Question

Translate into an equation and solve. Twice the smallest of three odd integers is seven more than the largest. Find the integers.

Answer

**step1 Define the Integers Using a Variable**

We need to represent three consecutive odd integers. Let the smallest odd integer be represented by a variable. Since consecutive odd integers differ by 2, the next two odd integers can be expressed in terms of the smallest.

Let the smallest odd integer be $$x$$

The next odd integer will be $$x + 2$$

The largest odd integer will be $$x + 4$$

**step2 Formulate the Equation**

The problem states that "Twice the smallest of three odd integers is seven more than the largest." We translate this statement into an algebraic equation using our defined expressions for the integers.

Twice the smallest integer: $$2 \times x$$

Seven more than the largest integer: $$(x + 4) + 7$$

Equating these two expressions gives the equation:

$$2x = (x + 4) + 7$$

**step3 Solve the Equation for the Smallest Integer**

Now, we simplify and solve the equation to find the value of $$x$$, which represents the smallest odd integer. First, simplify the right side of the equation by combining the constant terms.

$$2x = x + 11$$

Next, subtract $$x$$ from both sides of the equation to isolate $$x$$ on one side.

$$2x - x = 11$$

$$x = 11$$

**step4 Find the Other Two Integers**

Since we found that the smallest odd integer $$x$$ is 11, we can now find the other two consecutive odd integers by substituting the value of $$x$$ back into our expressions from Step 1.
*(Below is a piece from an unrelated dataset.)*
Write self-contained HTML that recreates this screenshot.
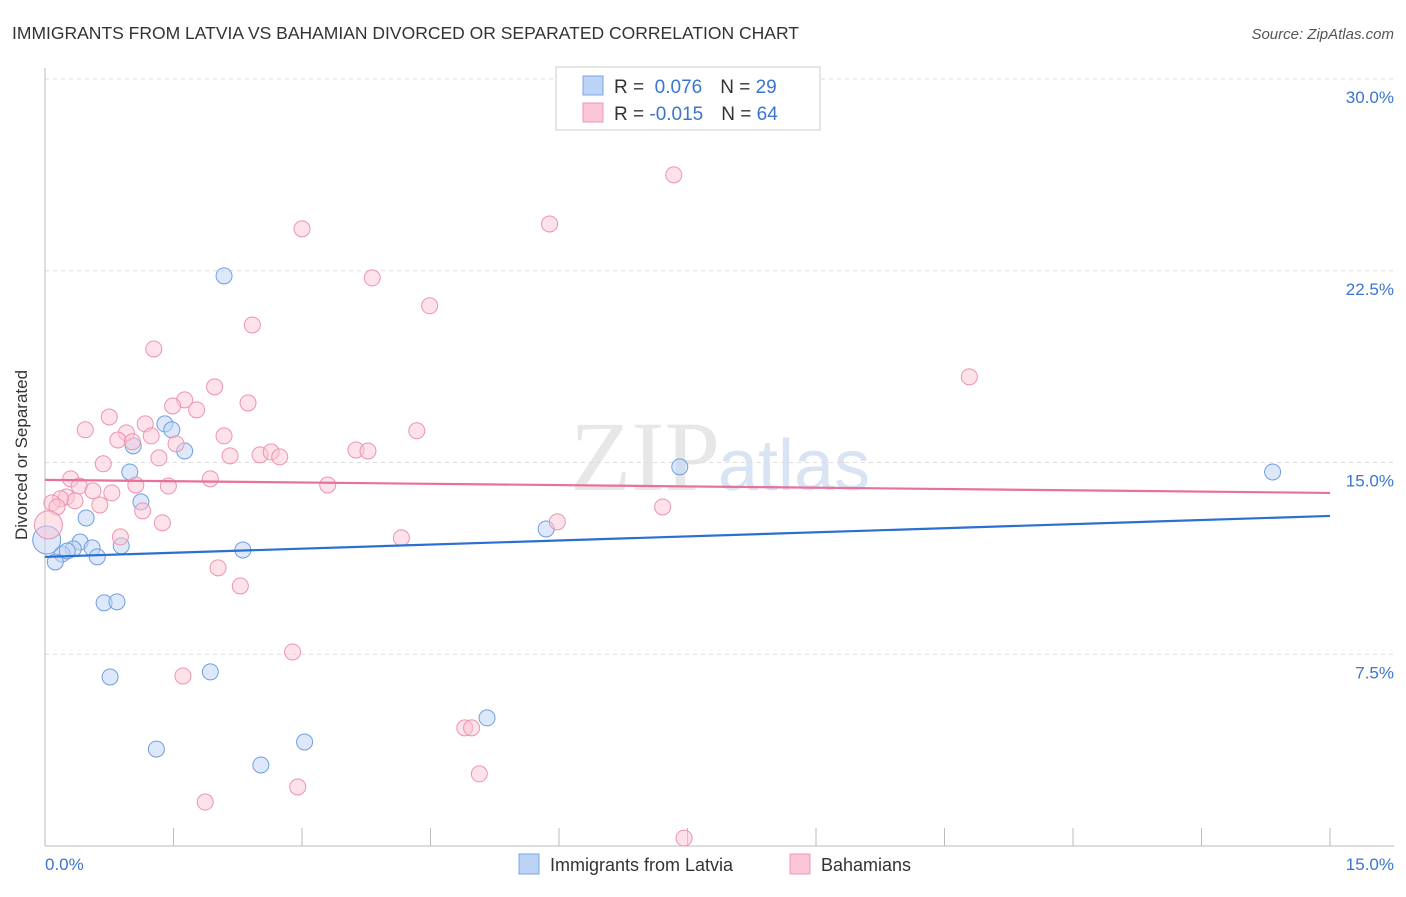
<!DOCTYPE html>
<html><head><meta charset="utf-8"><style>
body{margin:0;background:#fff;font-family:"Liberation Sans",sans-serif;}
</style></head><body>
<svg width="1406" height="892" xmlns="http://www.w3.org/2000/svg">
<text x="12" y="39" font-size="17.5" fill="#333">IMMIGRANTS FROM LATVIA VS BAHAMIAN DIVORCED OR SEPARATED CORRELATION CHART</text>
<text x="1394" y="39" font-size="15" fill="#555" font-style="italic" text-anchor="end">Source: ZipAtlas.com</text>
<text x="720" y="490" font-size="100" fill="#ddd" font-family="Liberation Serif" text-anchor="end" opacity="0.7">ZIP</text>
<text x="718" y="490" font-size="72" fill="#c8d8ee" opacity="0.7">atlas</text>
<g id="grid"></g><g id="axes"></g><g id="pts"></g><g id="lines"></g>
<text x="27" y="455" font-size="17" fill="#333" text-anchor="middle" transform="rotate(-90 27 455)">Divorced or Separated</text>
<text x="45" y="870" font-size="17" fill="#3a75d0">0.0%</text>
<text x="1394" y="870" font-size="17" fill="#3a75d0" text-anchor="end">15.0%</text>
<g>
<rect x="556" y="67" width="264" height="63" fill="#fff" stroke="#ccc"/>
<rect x="583" y="76" width="20" height="19" fill="#bcd3f5" stroke="#7aa6e6"/>
<rect x="583" y="103" width="20" height="19" fill="#fbc6d6" stroke="#ef98b4"/>
<text x="614" y="93" font-size="19" fill="#333">R = <tspan fill="#3a75d0">&#160;0.076</tspan><tspan dx="18">N = </tspan><tspan fill="#3a75d0">29</tspan></text>
<text x="614" y="120" font-size="19" fill="#333">R = <tspan fill="#3a75d0">-0.015</tspan><tspan dx="18">N = </tspan><tspan fill="#3a75d0">64</tspan></text>
</g>
<g>
<rect x="519" y="854" width="20" height="20" fill="#bcd3f5" stroke="#7aa6e6"/>
<text x="550" y="871" font-size="18" fill="#333">Immigrants from Latvia</text>
<rect x="790" y="854" width="20" height="20" fill="#fbc6d6" stroke="#ef98b4"/>
<text x="821" y="871" font-size="18" fill="#333">Bahamians</text>
</g>
</svg>
<script>
const yTicks=[7.5,15,22.5,30];
const yTickLabels=["7.5%","15.0%","22.5%","30.0%"];
const xTicks=[0,1.5,3,4.5,6,7.5,9,10.5,12,13.5,15];
const blueX=[2.09,1.40,1.48,1.63,1.03,0.99,1.12,0.48,0.41,0.33,0.20,0.26,0.12,0.55,0.61,0.89,2.31,0.69,0.84,0.76,1.93,1.30,2.52,3.03,5.16,5.85,7.41,14.33,0.02];
const blueY=[22.30,16.51,16.28,15.45,15.65,14.63,13.46,12.83,11.89,11.62,11.42,11.54,11.11,11.66,11.31,11.74,11.58,9.51,9.55,6.61,6.81,3.79,3.17,4.07,5.01,12.40,14.83,14.63,11.97];
const pinkX=[7.34,5.89,3.00,3.82,4.49,2.42,1.27,10.79,1.98,2.37,1.63,1.49,1.77,0.75,1.17,0.47,0.95,1.24,0.85,1.02,2.09,4.34,1.53,3.63,3.77,2.16,2.51,2.64,2.74,1.33,0.68,0.30,1.93,0.40,1.06,1.44,3.30,0.56,0.78,0.25,0.35,0.18,0.08,0.14,0.64,1.14,7.21,5.98,1.37,0.04,0.88,4.16,2.02,2.28,2.89,1.61,4.90,4.98,5.07,2.95,1.87,7.46];
const pinkY=[26.25,24.33,24.14,22.22,21.13,20.38,19.44,18.35,17.96,17.33,17.45,17.21,17.06,16.78,16.51,16.28,16.16,16.04,15.88,15.81,16.04,16.24,15.73,15.49,15.45,15.26,15.30,15.41,15.22,15.18,14.95,14.36,14.36,14.08,14.12,14.08,14.12,13.89,13.81,13.65,13.50,13.58,13.42,13.26,13.34,13.11,13.26,12.68,12.64,12.56,12.09,12.05,10.88,10.17,7.59,6.65,4.62,4.62,2.82,2.31,1.72,0.31];
const blueTrend=[11.31,12.91];
const pinkTrend=[14.32,13.81];
const NS="http://www.w3.org/2000/svg";
const sx=v=>45+v*(1285/15), sy=v=>846-v*(767/30);
function mk(tag,attrs,parent){const e=document.createElementNS(NS,tag);for(const k in attrs)e.setAttribute(k,attrs[k]);document.getElementById(parent).appendChild(e);return e;}
yTicks.forEach((t,i)=>{
 const g=mk('line',{x1:45,x2:1394,y1:sy(t),y2:sy(t),stroke:'#ddd','stroke-dasharray':'4,4'},'grid');
 
 
 const l=mk('text',{x:1394,y:sy(t)+24,'font-size':17,fill:'#3a75d0','text-anchor':'end'},'grid');
 l.textContent=yTickLabels[i];
 
 
});
const ax=mk('line',{x1:45,x2:45,y1:68,y2:846,stroke:'#bbb'},'axes');


const bx=mk('line',{x1:45,x2:1394,y1:846,y2:846,stroke:'#bbb'},'axes');


xTicks.forEach(t=>{
 const e=mk('line',{x1:sx(t),x2:sx(t),y1:828,y2:846,stroke:'#bbb'},'axes');
 
 
});
function pts(X,Y,fill,stroke,name){X.forEach((x,i)=>{
 const big=(x<0.05);
 const c=mk('circle',{cx:sx(x),cy:sy(Y[i]),r:big?14:8,fill:fill,'fill-opacity':0.5,stroke:stroke,'stroke-width':1},'pts');
 
 
});}
pts(blueX,blueY,'#bcd3f5','#6f9ee0','latvia-point');
pts(pinkX,pinkY,'#fbc6d6','#ec93b0','bahamians-point');
const bl=mk('line',{x1:sx(0),x2:sx(15),y1:sy(blueTrend[0]),y2:sy(blueTrend[1]),stroke:'#2b6fd0','stroke-width':2.2},'lines');


const pl=mk('line',{x1:sx(0),x2:sx(15),y1:sy(pinkTrend[0]),y2:sy(pinkTrend[1]),stroke:'#e8709a','stroke-width':2.2},'lines');


</script>
</body></html>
The smallest odd integer is $$x = 11$$

The next odd integer is $$x + 2 = 11 + 2 = 13$$

The largest odd integer is $$x + 4 = 11 + 4 = 15$$

**step5 Verify the Solution**

To ensure our integers are correct, we check if they satisfy the original condition: "Twice the smallest of three odd integers is seven more than the largest."

Twice the smallest integer: $$2 \times 11 = 22$$

Seven more than the largest integer: $$15 + 7 = 22$$

Since both sides of the condition equal 22, our integers are correct.